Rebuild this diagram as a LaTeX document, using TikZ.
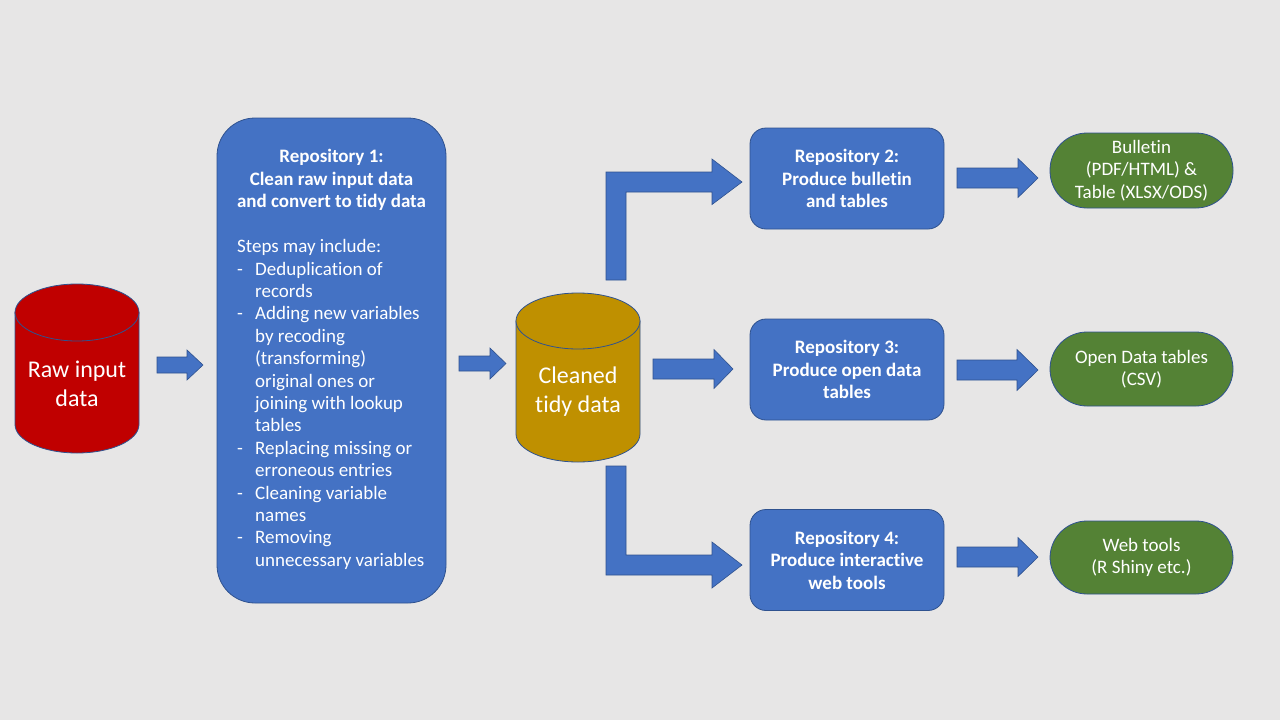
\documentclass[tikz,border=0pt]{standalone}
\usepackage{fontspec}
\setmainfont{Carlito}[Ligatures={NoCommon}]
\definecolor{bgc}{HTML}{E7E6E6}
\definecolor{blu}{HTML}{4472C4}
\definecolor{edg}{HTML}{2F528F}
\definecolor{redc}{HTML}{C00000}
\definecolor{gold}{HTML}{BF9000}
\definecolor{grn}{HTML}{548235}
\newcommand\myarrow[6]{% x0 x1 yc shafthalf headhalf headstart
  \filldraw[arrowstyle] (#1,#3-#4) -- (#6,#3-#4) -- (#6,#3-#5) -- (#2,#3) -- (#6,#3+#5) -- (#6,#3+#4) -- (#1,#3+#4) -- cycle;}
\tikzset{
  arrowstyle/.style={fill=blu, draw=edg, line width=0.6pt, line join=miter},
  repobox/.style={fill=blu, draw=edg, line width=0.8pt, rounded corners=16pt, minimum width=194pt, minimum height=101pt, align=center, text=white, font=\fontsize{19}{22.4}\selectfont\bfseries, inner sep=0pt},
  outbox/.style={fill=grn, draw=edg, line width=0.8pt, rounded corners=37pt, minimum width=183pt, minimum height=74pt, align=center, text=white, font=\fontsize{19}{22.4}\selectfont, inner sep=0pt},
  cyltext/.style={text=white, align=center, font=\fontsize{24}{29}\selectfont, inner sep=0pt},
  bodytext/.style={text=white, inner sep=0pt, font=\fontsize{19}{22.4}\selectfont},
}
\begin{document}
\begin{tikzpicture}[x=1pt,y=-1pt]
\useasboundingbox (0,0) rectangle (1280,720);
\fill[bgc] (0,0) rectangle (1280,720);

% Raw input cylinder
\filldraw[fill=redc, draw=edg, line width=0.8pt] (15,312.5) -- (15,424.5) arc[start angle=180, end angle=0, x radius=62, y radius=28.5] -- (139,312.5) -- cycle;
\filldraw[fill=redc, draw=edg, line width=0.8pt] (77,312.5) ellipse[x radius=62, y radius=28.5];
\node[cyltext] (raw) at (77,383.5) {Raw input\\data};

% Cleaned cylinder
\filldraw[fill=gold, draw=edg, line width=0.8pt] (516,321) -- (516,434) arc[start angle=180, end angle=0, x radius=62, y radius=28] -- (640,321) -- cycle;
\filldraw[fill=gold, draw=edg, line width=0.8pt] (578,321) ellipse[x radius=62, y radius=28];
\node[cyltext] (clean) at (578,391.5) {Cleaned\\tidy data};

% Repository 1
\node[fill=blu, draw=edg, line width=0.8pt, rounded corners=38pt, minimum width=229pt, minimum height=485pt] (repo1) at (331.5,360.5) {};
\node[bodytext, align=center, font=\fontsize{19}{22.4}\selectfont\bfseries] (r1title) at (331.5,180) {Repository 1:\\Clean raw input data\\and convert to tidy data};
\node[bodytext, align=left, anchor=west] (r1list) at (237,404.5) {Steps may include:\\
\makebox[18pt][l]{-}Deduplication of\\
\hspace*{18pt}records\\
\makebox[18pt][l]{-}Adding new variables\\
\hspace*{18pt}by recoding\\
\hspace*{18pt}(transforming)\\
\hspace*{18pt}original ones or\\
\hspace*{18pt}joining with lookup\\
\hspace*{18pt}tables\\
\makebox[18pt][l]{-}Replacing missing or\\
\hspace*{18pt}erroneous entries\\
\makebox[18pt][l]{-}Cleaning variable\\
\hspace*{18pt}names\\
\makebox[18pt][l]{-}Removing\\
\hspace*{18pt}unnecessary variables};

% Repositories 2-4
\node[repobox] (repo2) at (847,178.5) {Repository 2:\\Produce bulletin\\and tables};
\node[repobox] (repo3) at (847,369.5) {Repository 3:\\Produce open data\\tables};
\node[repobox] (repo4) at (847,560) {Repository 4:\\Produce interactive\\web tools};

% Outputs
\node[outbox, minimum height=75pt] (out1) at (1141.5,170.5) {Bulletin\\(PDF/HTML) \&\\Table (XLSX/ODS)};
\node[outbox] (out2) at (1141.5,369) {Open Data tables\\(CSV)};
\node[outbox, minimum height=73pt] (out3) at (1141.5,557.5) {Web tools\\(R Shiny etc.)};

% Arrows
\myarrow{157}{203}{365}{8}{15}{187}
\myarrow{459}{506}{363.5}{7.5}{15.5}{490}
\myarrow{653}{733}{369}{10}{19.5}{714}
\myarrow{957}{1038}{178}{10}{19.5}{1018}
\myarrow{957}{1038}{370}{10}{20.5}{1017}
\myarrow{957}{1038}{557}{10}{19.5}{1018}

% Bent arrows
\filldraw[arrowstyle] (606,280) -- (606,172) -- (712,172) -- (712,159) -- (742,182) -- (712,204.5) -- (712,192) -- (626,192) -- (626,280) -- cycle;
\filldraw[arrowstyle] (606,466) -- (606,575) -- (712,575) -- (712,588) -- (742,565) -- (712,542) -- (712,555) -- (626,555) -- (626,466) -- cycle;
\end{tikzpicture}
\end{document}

------------------------------------------------------------------------

EXERCISE BRIEF
Using the material above, set down every line exactly, but skip the pictures.

TASK SOLUTION
Rebuild this diagram as a LaTeX document, using TikZ.
\documentclass[tikz,border=0pt]{standalone}
\usepackage{fontspec}
\setmainfont{Carlito}[Ligatures={NoCommon}]
\definecolor{bgc}{HTML}{E7E6E6}
\definecolor{blu}{HTML}{4472C4}
\definecolor{edg}{HTML}{2F528F}
\definecolor{redc}{HTML}{C00000}
\definecolor{gold}{HTML}{BF9000}
\definecolor{grn}{HTML}{548235}
\newcommand\myarrow[6]{% x0 x1 yc shafthalf headhalf headstart
  \filldraw[arrowstyle] (#1,#3-#4) -- (#6,#3-#4) -- (#6,#3-#5) -- (#2,#3) -- (#6,#3+#5) -- (#6,#3+#4) -- (#1,#3+#4) -- cycle;}
\tikzset{
  arrowstyle/.style={fill=blu, draw=edg, line width=0.6pt, line join=miter},
  repobox/.style={fill=blu, draw=edg, line width=0.8pt, rounded corners=16pt, minimum width=194pt, minimum height=101pt, align=center, text=white, font=\fontsize{19}{22.4}\selectfont\bfseries, inner sep=0pt},
  outbox/.style={fill=grn, draw=edg, line width=0.8pt, rounded corners=37pt, minimum width=183pt, minimum height=74pt, align=center, text=white, font=\fontsize{19}{22.4}\selectfont, inner sep=0pt},
  cyltext/.style={text=white, align=center, font=\fontsize{24}{29}\selectfont, inner sep=0pt},
  bodytext/.style={text=white, inner sep=0pt, font=\fontsize{19}{22.4}\selectfont},
}
\begin{document}
\begin{tikzpicture}[x=1pt,y=-1pt]
\useasboundingbox (0,0) rectangle (1280,720);
\fill[bgc] (0,0) rectangle (1280,720);

% Raw input cylinder
\filldraw[fill=redc, draw=edg, line width=0.8pt] (15,312.5) -- (15,424.5) arc[start angle=180, end angle=0, x radius=62, y radius=28.5] -- (139,312.5) -- cycle;
\filldraw[fill=redc, draw=edg, line width=0.8pt] (77,312.5) ellipse[x radius=62, y radius=28.5];
\node[cyltext] (raw) at (77,383.5) {Raw input\\data};

% Cleaned cylinder
\filldraw[fill=gold, draw=edg, line width=0.8pt] (516,321) -- (516,434) arc[start angle=180, end angle=0, x radius=62, y radius=28] -- (640,321) -- cycle;
\filldraw[fill=gold, draw=edg, line width=0.8pt] (578,321) ellipse[x radius=62, y radius=28];
\node[cyltext] (clean) at (578,391.5) {Cleaned\\tidy data};

% Repository 1
\node[fill=blu, draw=edg, line width=0.8pt, rounded corners=38pt, minimum width=229pt, minimum height=485pt] (repo1) at (331.5,360.5) {};
\node[bodytext, align=center, font=\fontsize{19}{22.4}\selectfont\bfseries] (r1title) at (331.5,180) {Repository 1:\\Clean raw input data\\and convert to tidy data};
\node[bodytext, align=left, anchor=west] (r1list) at (237,404.5) {Steps may include:\\
\makebox[18pt][l]{-}Deduplication of\\
\hspace*{18pt}records\\
\makebox[18pt][l]{-}Adding new variables\\
\hspace*{18pt}by recoding\\
\hspace*{18pt}(transforming)\\
\hspace*{18pt}original ones or\\
\hspace*{18pt}joining with lookup\\
\hspace*{18pt}tables\\
\makebox[18pt][l]{-}Replacing missing or\\
\hspace*{18pt}erroneous entries\\
\makebox[18pt][l]{-}Cleaning variable\\
\hspace*{18pt}names\\
\makebox[18pt][l]{-}Removing\\
\hspace*{18pt}unnecessary variables};

% Repositories 2-4
\node[repobox] (repo2) at (847,178.5) {Repository 2:\\Produce bulletin\\and tables};
\node[repobox] (repo3) at (847,369.5) {Repository 3:\\Produce open data\\tables};
\node[repobox] (repo4) at (847,560) {Repository 4:\\Produce interactive\\web tools};

% Outputs
\node[outbox, minimum height=75pt] (out1) at (1141.5,170.5) {Bulletin\\(PDF/HTML) \&\\Table (XLSX/ODS)};
\node[outbox] (out2) at (1141.5,369) {Open Data tables\\(CSV)};
\node[outbox, minimum height=73pt] (out3) at (1141.5,557.5) {Web tools\\(R Shiny etc.)};

% Arrows
\myarrow{157}{203}{365}{8}{15}{187}
\myarrow{459}{506}{363.5}{7.5}{15.5}{490}
\myarrow{653}{733}{369}{10}{19.5}{714}
\myarrow{957}{1038}{178}{10}{19.5}{1018}
\myarrow{957}{1038}{370}{10}{20.5}{1017}
\myarrow{957}{1038}{557}{10}{19.5}{1018}

% Bent arrows
\filldraw[arrowstyle] (606,280) -- (606,172) -- (712,172) -- (712,159) -- (742,182) -- (712,204.5) -- (712,192) -- (626,192) -- (626,280) -- cycle;
\filldraw[arrowstyle] (606,466) -- (606,575) -- (712,575) -- (712,588) -- (742,565) -- (712,542) -- (712,555) -- (626,555) -- (626,466) -- cycle;
\end{tikzpicture}
\end{document}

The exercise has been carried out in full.